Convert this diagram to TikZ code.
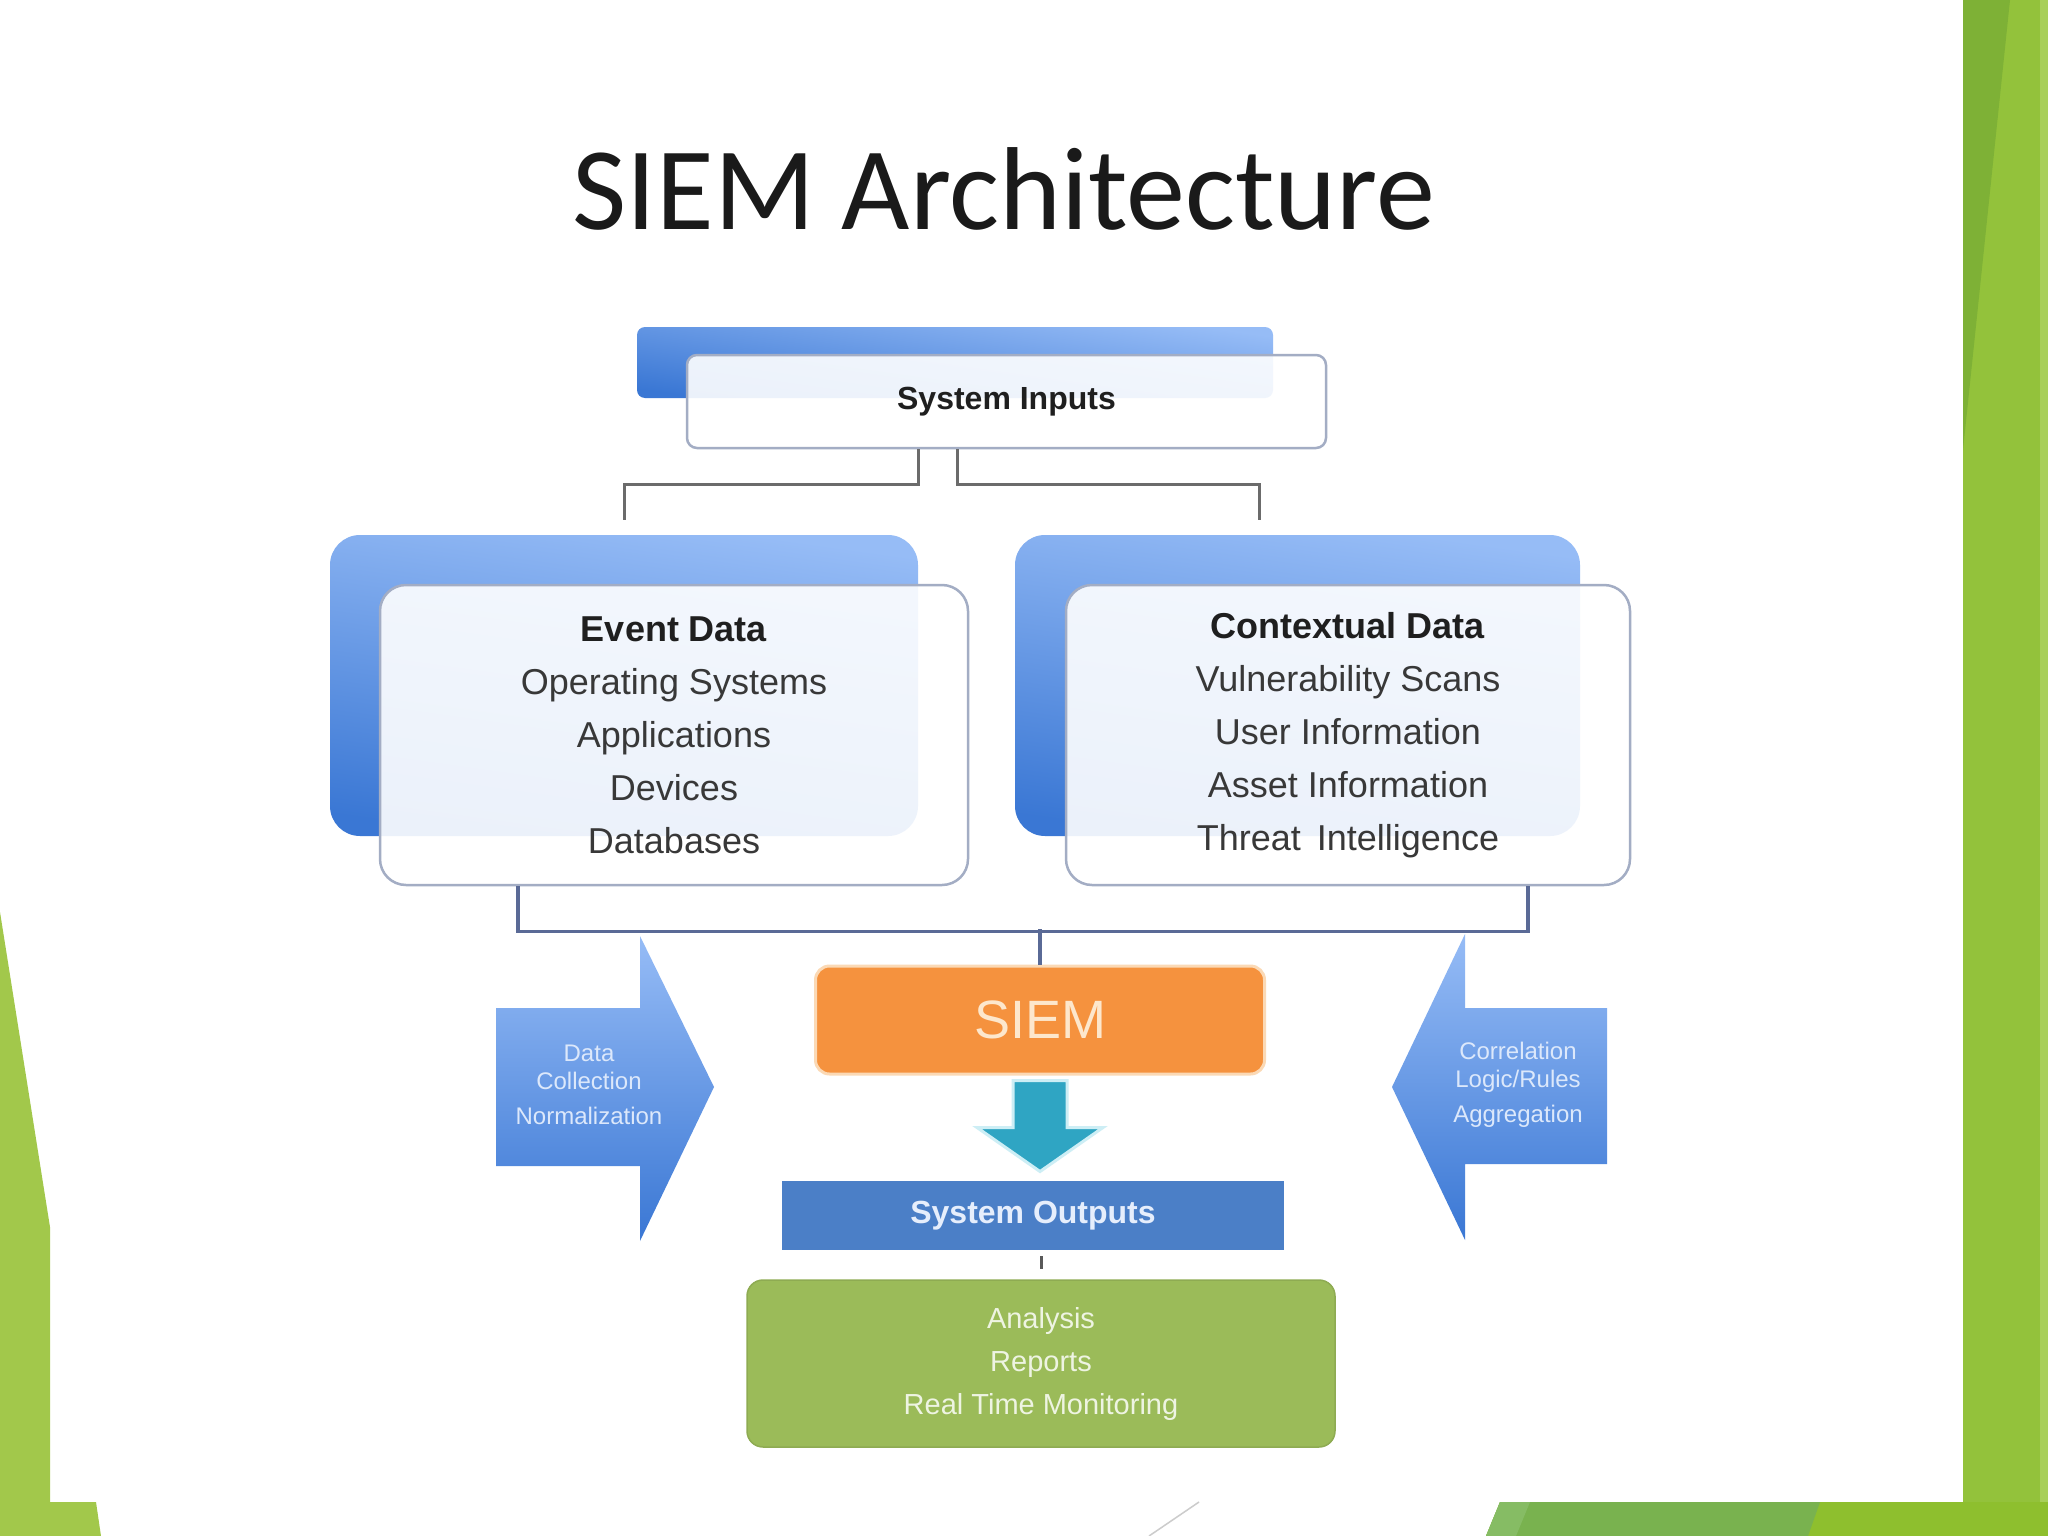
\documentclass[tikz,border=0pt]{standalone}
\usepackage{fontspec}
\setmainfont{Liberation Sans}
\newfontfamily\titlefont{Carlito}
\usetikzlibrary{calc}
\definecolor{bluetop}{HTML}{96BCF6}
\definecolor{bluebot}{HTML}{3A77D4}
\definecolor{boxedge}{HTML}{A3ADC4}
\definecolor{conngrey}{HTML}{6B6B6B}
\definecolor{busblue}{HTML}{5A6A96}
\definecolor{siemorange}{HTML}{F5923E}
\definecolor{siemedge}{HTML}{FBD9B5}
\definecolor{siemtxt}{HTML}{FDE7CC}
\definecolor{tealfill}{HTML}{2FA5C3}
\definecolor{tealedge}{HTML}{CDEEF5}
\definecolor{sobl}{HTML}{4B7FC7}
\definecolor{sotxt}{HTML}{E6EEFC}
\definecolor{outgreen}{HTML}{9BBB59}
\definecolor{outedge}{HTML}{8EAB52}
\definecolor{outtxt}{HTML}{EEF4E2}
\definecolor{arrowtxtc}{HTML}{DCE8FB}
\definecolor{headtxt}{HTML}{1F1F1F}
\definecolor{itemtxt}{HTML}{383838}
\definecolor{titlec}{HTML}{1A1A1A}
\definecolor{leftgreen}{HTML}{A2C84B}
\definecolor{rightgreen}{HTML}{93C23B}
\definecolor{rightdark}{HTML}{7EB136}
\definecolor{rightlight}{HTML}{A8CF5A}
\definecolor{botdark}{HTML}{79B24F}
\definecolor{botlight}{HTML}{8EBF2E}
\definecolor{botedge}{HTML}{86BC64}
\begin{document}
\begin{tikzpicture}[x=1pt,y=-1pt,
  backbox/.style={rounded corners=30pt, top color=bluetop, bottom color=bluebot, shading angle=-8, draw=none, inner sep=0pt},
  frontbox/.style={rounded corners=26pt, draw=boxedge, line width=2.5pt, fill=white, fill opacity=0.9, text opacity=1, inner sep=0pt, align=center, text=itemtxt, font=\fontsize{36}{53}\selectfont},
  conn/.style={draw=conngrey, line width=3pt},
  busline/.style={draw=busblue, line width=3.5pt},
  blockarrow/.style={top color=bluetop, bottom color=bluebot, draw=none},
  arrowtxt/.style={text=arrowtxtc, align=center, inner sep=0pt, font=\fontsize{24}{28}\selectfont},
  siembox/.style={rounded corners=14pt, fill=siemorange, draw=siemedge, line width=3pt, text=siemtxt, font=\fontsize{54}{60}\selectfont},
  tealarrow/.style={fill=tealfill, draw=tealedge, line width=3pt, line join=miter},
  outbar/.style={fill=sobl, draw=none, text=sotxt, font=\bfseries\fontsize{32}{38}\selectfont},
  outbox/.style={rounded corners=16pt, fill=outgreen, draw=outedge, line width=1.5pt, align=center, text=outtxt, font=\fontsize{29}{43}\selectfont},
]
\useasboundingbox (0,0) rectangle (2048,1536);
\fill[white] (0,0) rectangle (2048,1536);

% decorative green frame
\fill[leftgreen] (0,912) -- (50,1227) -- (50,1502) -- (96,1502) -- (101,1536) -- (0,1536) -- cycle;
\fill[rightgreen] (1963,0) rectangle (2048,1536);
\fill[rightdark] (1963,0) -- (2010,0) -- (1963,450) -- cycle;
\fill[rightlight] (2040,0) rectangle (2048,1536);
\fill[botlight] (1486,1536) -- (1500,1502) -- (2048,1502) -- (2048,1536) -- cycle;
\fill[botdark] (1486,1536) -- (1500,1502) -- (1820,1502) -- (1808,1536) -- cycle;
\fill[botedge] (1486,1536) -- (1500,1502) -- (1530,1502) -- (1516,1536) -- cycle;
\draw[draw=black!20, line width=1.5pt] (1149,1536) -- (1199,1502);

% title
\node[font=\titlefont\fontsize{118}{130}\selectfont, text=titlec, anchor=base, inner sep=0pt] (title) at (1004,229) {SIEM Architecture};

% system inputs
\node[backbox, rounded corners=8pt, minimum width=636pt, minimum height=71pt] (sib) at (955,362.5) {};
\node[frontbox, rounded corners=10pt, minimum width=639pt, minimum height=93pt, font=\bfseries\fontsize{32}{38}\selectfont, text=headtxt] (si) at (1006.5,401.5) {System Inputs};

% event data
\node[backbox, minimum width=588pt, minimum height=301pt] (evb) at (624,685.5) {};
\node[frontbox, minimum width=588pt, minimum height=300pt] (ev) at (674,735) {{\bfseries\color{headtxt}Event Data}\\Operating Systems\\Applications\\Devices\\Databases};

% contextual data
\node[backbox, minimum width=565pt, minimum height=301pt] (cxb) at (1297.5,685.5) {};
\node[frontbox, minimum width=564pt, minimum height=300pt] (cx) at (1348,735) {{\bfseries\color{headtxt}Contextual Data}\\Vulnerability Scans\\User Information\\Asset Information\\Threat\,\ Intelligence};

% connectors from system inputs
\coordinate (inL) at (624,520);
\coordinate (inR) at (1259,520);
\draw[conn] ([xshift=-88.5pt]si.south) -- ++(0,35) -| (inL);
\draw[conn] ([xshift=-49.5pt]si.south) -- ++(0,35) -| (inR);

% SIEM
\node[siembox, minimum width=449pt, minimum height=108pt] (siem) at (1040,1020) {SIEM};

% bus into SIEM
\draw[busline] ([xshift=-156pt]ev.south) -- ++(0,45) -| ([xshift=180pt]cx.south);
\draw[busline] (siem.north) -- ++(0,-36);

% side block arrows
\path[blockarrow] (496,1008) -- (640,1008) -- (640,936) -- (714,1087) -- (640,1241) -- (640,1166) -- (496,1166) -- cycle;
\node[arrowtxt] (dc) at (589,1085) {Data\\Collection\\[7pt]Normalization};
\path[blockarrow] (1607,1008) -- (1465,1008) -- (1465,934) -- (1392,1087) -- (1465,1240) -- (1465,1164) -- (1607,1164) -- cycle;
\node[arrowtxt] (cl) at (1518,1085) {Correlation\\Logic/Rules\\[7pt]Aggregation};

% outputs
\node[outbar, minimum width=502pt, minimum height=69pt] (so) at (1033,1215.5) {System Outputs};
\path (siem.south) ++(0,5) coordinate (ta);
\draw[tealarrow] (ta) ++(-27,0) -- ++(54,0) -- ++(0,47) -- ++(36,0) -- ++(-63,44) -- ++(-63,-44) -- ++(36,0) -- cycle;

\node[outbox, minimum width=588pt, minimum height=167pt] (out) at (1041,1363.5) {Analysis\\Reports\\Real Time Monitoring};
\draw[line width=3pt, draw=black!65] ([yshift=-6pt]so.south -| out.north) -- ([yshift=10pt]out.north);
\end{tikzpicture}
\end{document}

==============================

● **What is being asked**
Write out the listing word for word, omitting the pictures it holds.

● **Answer to this problem**
Convert this diagram to TikZ code.
\documentclass[tikz,border=0pt]{standalone}
\usepackage{fontspec}
\setmainfont{Liberation Sans}
\newfontfamily\titlefont{Carlito}
\usetikzlibrary{calc}
\definecolor{bluetop}{HTML}{96BCF6}
\definecolor{bluebot}{HTML}{3A77D4}
\definecolor{boxedge}{HTML}{A3ADC4}
\definecolor{conngrey}{HTML}{6B6B6B}
\definecolor{busblue}{HTML}{5A6A96}
\definecolor{siemorange}{HTML}{F5923E}
\definecolor{siemedge}{HTML}{FBD9B5}
\definecolor{siemtxt}{HTML}{FDE7CC}
\definecolor{tealfill}{HTML}{2FA5C3}
\definecolor{tealedge}{HTML}{CDEEF5}
\definecolor{sobl}{HTML}{4B7FC7}
\definecolor{sotxt}{HTML}{E6EEFC}
\definecolor{outgreen}{HTML}{9BBB59}
\definecolor{outedge}{HTML}{8EAB52}
\definecolor{outtxt}{HTML}{EEF4E2}
\definecolor{arrowtxtc}{HTML}{DCE8FB}
\definecolor{headtxt}{HTML}{1F1F1F}
\definecolor{itemtxt}{HTML}{383838}
\definecolor{titlec}{HTML}{1A1A1A}
\definecolor{leftgreen}{HTML}{A2C84B}
\definecolor{rightgreen}{HTML}{93C23B}
\definecolor{rightdark}{HTML}{7EB136}
\definecolor{rightlight}{HTML}{A8CF5A}
\definecolor{botdark}{HTML}{79B24F}
\definecolor{botlight}{HTML}{8EBF2E}
\definecolor{botedge}{HTML}{86BC64}
\begin{document}
\begin{tikzpicture}[x=1pt,y=-1pt,
  backbox/.style={rounded corners=30pt, top color=bluetop, bottom color=bluebot, shading angle=-8, draw=none, inner sep=0pt},
  frontbox/.style={rounded corners=26pt, draw=boxedge, line width=2.5pt, fill=white, fill opacity=0.9, text opacity=1, inner sep=0pt, align=center, text=itemtxt, font=\fontsize{36}{53}\selectfont},
  conn/.style={draw=conngrey, line width=3pt},
  busline/.style={draw=busblue, line width=3.5pt},
  blockarrow/.style={top color=bluetop, bottom color=bluebot, draw=none},
  arrowtxt/.style={text=arrowtxtc, align=center, inner sep=0pt, font=\fontsize{24}{28}\selectfont},
  siembox/.style={rounded corners=14pt, fill=siemorange, draw=siemedge, line width=3pt, text=siemtxt, font=\fontsize{54}{60}\selectfont},
  tealarrow/.style={fill=tealfill, draw=tealedge, line width=3pt, line join=miter},
  outbar/.style={fill=sobl, draw=none, text=sotxt, font=\bfseries\fontsize{32}{38}\selectfont},
  outbox/.style={rounded corners=16pt, fill=outgreen, draw=outedge, line width=1.5pt, align=center, text=outtxt, font=\fontsize{29}{43}\selectfont},
]
\useasboundingbox (0,0) rectangle (2048,1536);
\fill[white] (0,0) rectangle (2048,1536);

% decorative green frame
\fill[leftgreen] (0,912) -- (50,1227) -- (50,1502) -- (96,1502) -- (101,1536) -- (0,1536) -- cycle;
\fill[rightgreen] (1963,0) rectangle (2048,1536);
\fill[rightdark] (1963,0) -- (2010,0) -- (1963,450) -- cycle;
\fill[rightlight] (2040,0) rectangle (2048,1536);
\fill[botlight] (1486,1536) -- (1500,1502) -- (2048,1502) -- (2048,1536) -- cycle;
\fill[botdark] (1486,1536) -- (1500,1502) -- (1820,1502) -- (1808,1536) -- cycle;
\fill[botedge] (1486,1536) -- (1500,1502) -- (1530,1502) -- (1516,1536) -- cycle;
\draw[draw=black!20, line width=1.5pt] (1149,1536) -- (1199,1502);

% title
\node[font=\titlefont\fontsize{118}{130}\selectfont, text=titlec, anchor=base, inner sep=0pt] (title) at (1004,229) {SIEM Architecture};

% system inputs
\node[backbox, rounded corners=8pt, minimum width=636pt, minimum height=71pt] (sib) at (955,362.5) {};
\node[frontbox, rounded corners=10pt, minimum width=639pt, minimum height=93pt, font=\bfseries\fontsize{32}{38}\selectfont, text=headtxt] (si) at (1006.5,401.5) {System Inputs};

% event data
\node[backbox, minimum width=588pt, minimum height=301pt] (evb) at (624,685.5) {};
\node[frontbox, minimum width=588pt, minimum height=300pt] (ev) at (674,735) {{\bfseries\color{headtxt}Event Data}\\Operating Systems\\Applications\\Devices\\Databases};

% contextual data
\node[backbox, minimum width=565pt, minimum height=301pt] (cxb) at (1297.5,685.5) {};
\node[frontbox, minimum width=564pt, minimum height=300pt] (cx) at (1348,735) {{\bfseries\color{headtxt}Contextual Data}\\Vulnerability Scans\\User Information\\Asset Information\\Threat\,\ Intelligence};

% connectors from system inputs
\coordinate (inL) at (624,520);
\coordinate (inR) at (1259,520);
\draw[conn] ([xshift=-88.5pt]si.south) -- ++(0,35) -| (inL);
\draw[conn] ([xshift=-49.5pt]si.south) -- ++(0,35) -| (inR);

% SIEM
\node[siembox, minimum width=449pt, minimum height=108pt] (siem) at (1040,1020) {SIEM};

% bus into SIEM
\draw[busline] ([xshift=-156pt]ev.south) -- ++(0,45) -| ([xshift=180pt]cx.south);
\draw[busline] (siem.north) -- ++(0,-36);

% side block arrows
\path[blockarrow] (496,1008) -- (640,1008) -- (640,936) -- (714,1087) -- (640,1241) -- (640,1166) -- (496,1166) -- cycle;
\node[arrowtxt] (dc) at (589,1085) {Data\\Collection\\[7pt]Normalization};
\path[blockarrow] (1607,1008) -- (1465,1008) -- (1465,934) -- (1392,1087) -- (1465,1240) -- (1465,1164) -- (1607,1164) -- cycle;
\node[arrowtxt] (cl) at (1518,1085) {Correlation\\Logic/Rules\\[7pt]Aggregation};

% outputs
\node[outbar, minimum width=502pt, minimum height=69pt] (so) at (1033,1215.5) {System Outputs};
\path (siem.south) ++(0,5) coordinate (ta);
\draw[tealarrow] (ta) ++(-27,0) -- ++(54,0) -- ++(0,47) -- ++(36,0) -- ++(-63,44) -- ++(-63,-44) -- ++(36,0) -- cycle;

\node[outbox, minimum width=588pt, minimum height=167pt] (out) at (1041,1363.5) {Analysis\\Reports\\Real Time Monitoring};
\draw[line width=3pt, draw=black!65] ([yshift=-6pt]so.south -| out.north) -- ([yshift=10pt]out.north);
\end{tikzpicture}
\end{document}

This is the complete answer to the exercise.